Calls for release of students jailed over Boko Haram joke

Amnesty International has called for the release of three students sentenced to 10 years’ imprisonment by a military tribunal in Cameroon after they shared a joke among each other about the recruitment criteria of Nigeria-based extremist Islamic group Boko Haram.

The three students were found guilty of “non-denunciation of terrorism related information” on 2 November 2016. They have appealed their conviction and sentence. After several delays, the appeal is slated for 15 June, according to an Amnesty International statement.

Students Fomusoh Ivo Feh, Afuh Nivelle Nfor and Azah Levis Gob shared the following text message in November 2014: “Boko Haram recruits young people from 14 years old and above. Conditions for recruitment: 4 subjects at GCE, including religion”.

The message was intended as a comment on the difficulty of finding a good job – even in Boko Haram – without being highly qualified. The joke was seen by one of the students’ teachers who confiscated the phone and handed it to Cameroon’s political authorities. All three were arrested. According to Amnesty International, they were transferred to the prison in the capital Yaoundé on 14 January 2015 and kept in leg chains for four months.

In Nigeria, students have been following the case with shock and disbelief.

Comedy culture

While the National Association of Nigerian Students has roundly condemned the arrest and sentencing of the students, the student wing of Nigeria’s Association of Comedians is particularly shocked. A culture of comedy is growing in Nigeria where jokes are told at social functions, political rallies and marriage ceremonies. Comedy, agit-prop, riddles and jokes are also fast becoming a source of income for students.

According to student comedians who spoke to University World News, Boko Haram is not off limits as a comic subject in Nigeria.

“This is incredible. Sending three innocent children to a military tribunal for mere jokes about Boko Haram is very strange. With the tons of jokes we crack on a daily basis with regards to Boko Haram, all Nigerian comedians would have been sentenced by now to the firing squad. With all due respect to President Paul Biya, I urge him to release immediately, without any preconditions, all three students,” said student comedian Yinka Afa who is based at the University of Ibadan.

Another student comedian, Puis Puis, based at the University of Nigeria Nsukka, said positive and negative stories emanating from the Nigerian army about their campaign against Boko Haram are used as comedic fodder – even in the presidential palace and at state banquets held in military barracks.

Freedom of speech

“Up to now, no comedian has been arrested, interrogated and jailed in Nigeria where freedom of speech is embedded in the Constitution.
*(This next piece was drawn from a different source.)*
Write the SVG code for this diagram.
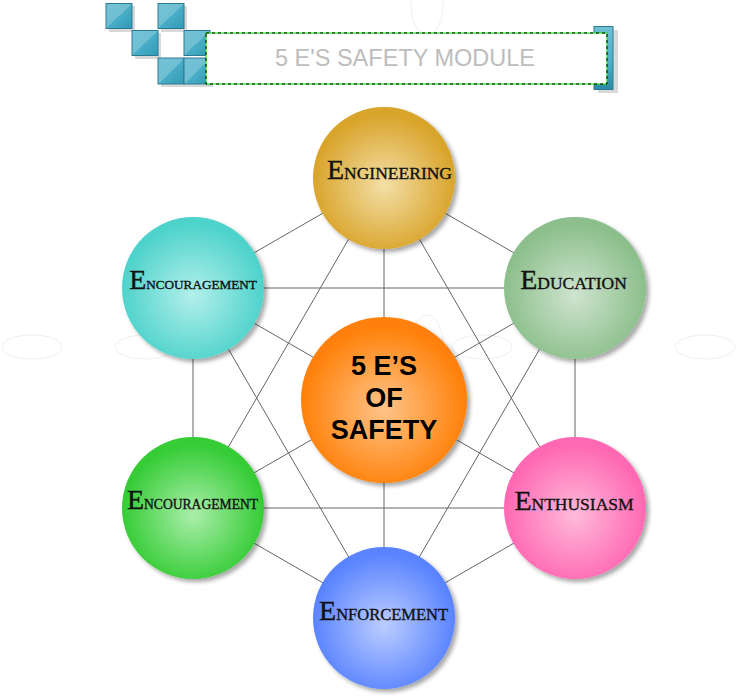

I don’t think this ugly incident in Cameroon could take place in Nigeria because our level of culture is very high. Today, the success of the Nigerian hip-hop music industry and the Nollywood film industry are partly due to the high content of jokes about any public or private establishment,” said Puis.

Christiana Kawo, a student of theatre arts at Obafemi Awolowo University, Ile-Ife, recalled that Nigerian President Muhammadu Buhari had arrested Nigerian generals accused of stealing funds aimed at prosecuting Boko Haram – a positive story, he said, that was also regarded by student comedians as potential material for jokes and public commentary.

Along with students, Nigerian academics have been similarly shocked by the case.

African charter

Dr Adewale Suenu, an expert on international relations at Lagos State University in Nigeria, said the arrests were unlawful and went against the letter and spirit of the African Charter on Human and Peoples' Rights to which Cameroon is a signatory.

“Within the context of postcolonial Africa, the incarceration and humiliation of the three students simply demonstrates that the Cameroonian state is not sincere about the application of this charter. There is no reason for treating these young students as terrorists on the basis of simple telephone messages.”

Suenu said the reaction of the government was a reflection of the “state of paranoia” among members of the ruling party, also evidenced in the detention of leaders of Anglophone Cameroon who are falsely accused of working hand in glove with Boko Haram.

“The repression and brutal incarceration by Paul Biya of students and leaders of Cameroon’s Anglophone region are further proof that the country is drifting towards dictatorship and anarchy,” said Suenu.

According to reliable sources in Lagos, a Nigerian coalition of human rights organisations is to write to the African Bar Association with a view to requesting the pan-African body to intercede on behalf of the three students.